# Exercise aim
Emit the data below verbatim, stripping out any pictures.
+ + + + + + +
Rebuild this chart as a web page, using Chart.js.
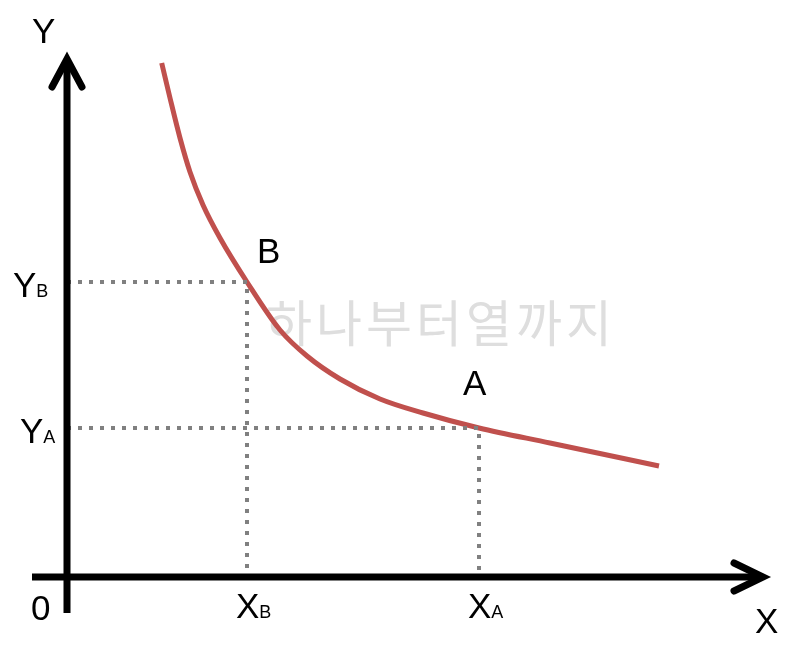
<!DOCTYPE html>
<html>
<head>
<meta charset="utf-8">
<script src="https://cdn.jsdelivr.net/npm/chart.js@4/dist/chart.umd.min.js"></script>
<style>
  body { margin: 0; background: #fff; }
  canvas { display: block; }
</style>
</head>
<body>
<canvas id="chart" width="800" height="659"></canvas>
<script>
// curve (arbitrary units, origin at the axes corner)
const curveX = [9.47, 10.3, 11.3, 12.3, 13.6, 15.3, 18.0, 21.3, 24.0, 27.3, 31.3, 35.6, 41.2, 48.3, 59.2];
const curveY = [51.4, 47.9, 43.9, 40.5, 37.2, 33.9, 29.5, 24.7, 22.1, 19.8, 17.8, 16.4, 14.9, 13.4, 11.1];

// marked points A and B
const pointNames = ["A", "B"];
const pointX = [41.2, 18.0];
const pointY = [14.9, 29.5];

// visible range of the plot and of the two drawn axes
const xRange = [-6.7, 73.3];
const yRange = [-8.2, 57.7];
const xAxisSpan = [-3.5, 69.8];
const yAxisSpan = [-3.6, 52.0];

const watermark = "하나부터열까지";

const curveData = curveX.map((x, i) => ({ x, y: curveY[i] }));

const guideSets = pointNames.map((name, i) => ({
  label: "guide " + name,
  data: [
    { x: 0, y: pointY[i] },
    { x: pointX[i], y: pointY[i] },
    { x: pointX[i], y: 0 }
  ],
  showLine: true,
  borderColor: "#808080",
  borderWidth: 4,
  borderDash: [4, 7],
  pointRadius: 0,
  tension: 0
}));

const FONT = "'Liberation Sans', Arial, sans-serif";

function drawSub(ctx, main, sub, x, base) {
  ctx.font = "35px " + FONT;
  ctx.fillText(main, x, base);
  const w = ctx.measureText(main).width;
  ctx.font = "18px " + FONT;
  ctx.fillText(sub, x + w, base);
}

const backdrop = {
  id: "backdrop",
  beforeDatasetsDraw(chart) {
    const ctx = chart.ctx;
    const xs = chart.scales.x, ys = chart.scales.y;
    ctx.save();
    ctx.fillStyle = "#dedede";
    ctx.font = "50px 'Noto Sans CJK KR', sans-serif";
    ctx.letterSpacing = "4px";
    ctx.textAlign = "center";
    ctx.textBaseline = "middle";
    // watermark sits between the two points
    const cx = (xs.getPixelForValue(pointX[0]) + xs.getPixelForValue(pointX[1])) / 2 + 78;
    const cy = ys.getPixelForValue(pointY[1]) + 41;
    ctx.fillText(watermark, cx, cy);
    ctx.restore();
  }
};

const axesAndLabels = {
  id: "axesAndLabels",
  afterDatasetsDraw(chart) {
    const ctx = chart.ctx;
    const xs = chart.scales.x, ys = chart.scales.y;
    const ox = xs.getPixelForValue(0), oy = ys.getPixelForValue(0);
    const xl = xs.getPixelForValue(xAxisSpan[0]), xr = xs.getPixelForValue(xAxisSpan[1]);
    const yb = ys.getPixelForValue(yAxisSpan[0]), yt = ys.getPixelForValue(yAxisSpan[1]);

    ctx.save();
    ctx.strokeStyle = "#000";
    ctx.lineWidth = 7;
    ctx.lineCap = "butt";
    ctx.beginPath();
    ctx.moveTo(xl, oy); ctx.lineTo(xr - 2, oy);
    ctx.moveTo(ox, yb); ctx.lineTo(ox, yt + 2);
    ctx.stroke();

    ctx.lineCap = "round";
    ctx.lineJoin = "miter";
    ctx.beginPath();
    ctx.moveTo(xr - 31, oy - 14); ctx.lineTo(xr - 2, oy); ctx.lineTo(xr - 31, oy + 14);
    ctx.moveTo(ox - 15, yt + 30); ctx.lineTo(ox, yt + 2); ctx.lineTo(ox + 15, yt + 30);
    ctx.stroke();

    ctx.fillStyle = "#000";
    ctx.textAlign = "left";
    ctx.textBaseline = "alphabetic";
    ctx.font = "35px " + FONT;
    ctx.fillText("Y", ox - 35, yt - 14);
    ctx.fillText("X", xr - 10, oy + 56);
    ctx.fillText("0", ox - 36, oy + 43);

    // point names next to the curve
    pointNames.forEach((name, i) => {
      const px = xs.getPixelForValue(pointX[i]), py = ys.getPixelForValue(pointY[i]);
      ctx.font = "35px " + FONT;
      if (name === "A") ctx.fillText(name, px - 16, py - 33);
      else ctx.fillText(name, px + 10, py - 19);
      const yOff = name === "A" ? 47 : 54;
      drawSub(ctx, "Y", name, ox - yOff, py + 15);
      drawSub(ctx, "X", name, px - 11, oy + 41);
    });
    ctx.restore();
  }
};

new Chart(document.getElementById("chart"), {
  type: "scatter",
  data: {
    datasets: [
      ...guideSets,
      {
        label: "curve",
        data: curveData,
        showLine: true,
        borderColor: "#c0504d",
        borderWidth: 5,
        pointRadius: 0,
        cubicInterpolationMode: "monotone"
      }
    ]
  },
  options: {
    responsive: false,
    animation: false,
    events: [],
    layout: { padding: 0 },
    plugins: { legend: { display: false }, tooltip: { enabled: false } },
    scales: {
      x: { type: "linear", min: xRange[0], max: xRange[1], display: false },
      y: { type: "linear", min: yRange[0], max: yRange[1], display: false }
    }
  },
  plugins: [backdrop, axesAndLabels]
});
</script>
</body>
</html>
+ + + + + + +
# Solution for this task
Rebuild this chart as a web page, using Chart.js.
<!DOCTYPE html>
<html>
<head>
<meta charset="utf-8">
<script src="https://cdn.jsdelivr.net/npm/chart.js@4/dist/chart.umd.min.js"></script>
<style>
  body { margin: 0; background: #fff; }
  canvas { display: block; }
</style>
</head>
<body>
<canvas id="chart" width="800" height="659"></canvas>
<script>
// curve (arbitrary units, origin at the axes corner)
const curveX = [9.47, 10.3, 11.3, 12.3, 13.6, 15.3, 18.0, 21.3, 24.0, 27.3, 31.3, 35.6, 41.2, 48.3, 59.2];
const curveY = [51.4, 47.9, 43.9, 40.5, 37.2, 33.9, 29.5, 24.7, 22.1, 19.8, 17.8, 16.4, 14.9, 13.4, 11.1];

// marked points A and B
const pointNames = ["A", "B"];
const pointX = [41.2, 18.0];
const pointY = [14.9, 29.5];

// visible range of the plot and of the two drawn axes
const xRange = [-6.7, 73.3];
const yRange = [-8.2, 57.7];
const xAxisSpan = [-3.5, 69.8];
const yAxisSpan = [-3.6, 52.0];

const watermark = "하나부터열까지";

const curveData = curveX.map((x, i) => ({ x, y: curveY[i] }));

const guideSets = pointNames.map((name, i) => ({
  label: "guide " + name,
  data: [
    { x: 0, y: pointY[i] },
    { x: pointX[i], y: pointY[i] },
    { x: pointX[i], y: 0 }
  ],
  showLine: true,
  borderColor: "#808080",
  borderWidth: 4,
  borderDash: [4, 7],
  pointRadius: 0,
  tension: 0
}));

const FONT = "'Liberation Sans', Arial, sans-serif";

function drawSub(ctx, main, sub, x, base) {
  ctx.font = "35px " + FONT;
  ctx.fillText(main, x, base);
  const w = ctx.measureText(main).width;
  ctx.font = "18px " + FONT;
  ctx.fillText(sub, x + w, base);
}

const backdrop = {
  id: "backdrop",
  beforeDatasetsDraw(chart) {
    const ctx = chart.ctx;
    const xs = chart.scales.x, ys = chart.scales.y;
    ctx.save();
    ctx.fillStyle = "#dedede";
    ctx.font = "50px 'Noto Sans CJK KR', sans-serif";
    ctx.letterSpacing = "4px";
    ctx.textAlign = "center";
    ctx.textBaseline = "middle";
    // watermark sits between the two points
    const cx = (xs.getPixelForValue(pointX[0]) + xs.getPixelForValue(pointX[1])) / 2 + 78;
    const cy = ys.getPixelForValue(pointY[1]) + 41;
    ctx.fillText(watermark, cx, cy);
    ctx.restore();
  }
};

const axesAndLabels = {
  id: "axesAndLabels",
  afterDatasetsDraw(chart) {
    const ctx = chart.ctx;
    const xs = chart.scales.x, ys = chart.scales.y;
    const ox = xs.getPixelForValue(0), oy = ys.getPixelForValue(0);
    const xl = xs.getPixelForValue(xAxisSpan[0]), xr = xs.getPixelForValue(xAxisSpan[1]);
    const yb = ys.getPixelForValue(yAxisSpan[0]), yt = ys.getPixelForValue(yAxisSpan[1]);

    ctx.save();
    ctx.strokeStyle = "#000";
    ctx.lineWidth = 7;
    ctx.lineCap = "butt";
    ctx.beginPath();
    ctx.moveTo(xl, oy); ctx.lineTo(xr - 2, oy);
    ctx.moveTo(ox, yb); ctx.lineTo(ox, yt + 2);
    ctx.stroke();

    ctx.lineCap = "round";
    ctx.lineJoin = "miter";
    ctx.beginPath();
    ctx.moveTo(xr - 31, oy - 14); ctx.lineTo(xr - 2, oy); ctx.lineTo(xr - 31, oy + 14);
    ctx.moveTo(ox - 15, yt + 30); ctx.lineTo(ox, yt + 2); ctx.lineTo(ox + 15, yt + 30);
    ctx.stroke();

    ctx.fillStyle = "#000";
    ctx.textAlign = "left";
    ctx.textBaseline = "alphabetic";
    ctx.font = "35px " + FONT;
    ctx.fillText("Y", ox - 35, yt - 14);
    ctx.fillText("X", xr - 10, oy + 56);
    ctx.fillText("0", ox - 36, oy + 43);

    // point names next to the curve
    pointNames.forEach((name, i) => {
      const px = xs.getPixelForValue(pointX[i]), py = ys.getPixelForValue(pointY[i]);
      ctx.font = "35px " + FONT;
      if (name === "A") ctx.fillText(name, px - 16, py - 33);
      else ctx.fillText(name, px + 10, py - 19);
      const yOff = name === "A" ? 47 : 54;
      drawSub(ctx, "Y", name, ox - yOff, py + 15);
      drawSub(ctx, "X", name, px - 11, oy + 41);
    });
    ctx.restore();
  }
};

new Chart(document.getElementById("chart"), {
  type: "scatter",
  data: {
    datasets: [
      ...guideSets,
      {
        label: "curve",
        data: curveData,
        showLine: true,
        borderColor: "#c0504d",
        borderWidth: 5,
        pointRadius: 0,
        cubicInterpolationMode: "monotone"
      }
    ]
  },
  options: {
    responsive: false,
    animation: false,
    events: [],
    layout: { padding: 0 },
    plugins: { legend: { display: false }, tooltip: { enabled: false } },
    scales: {
      x: { type: "linear", min: xRange[0], max: xRange[1], display: false },
      y: { type: "linear", min: yRange[0], max: yRange[1], display: false }
    }
  },
  plugins: [backdrop, axesAndLabels]
});
</script>
</body>
</html>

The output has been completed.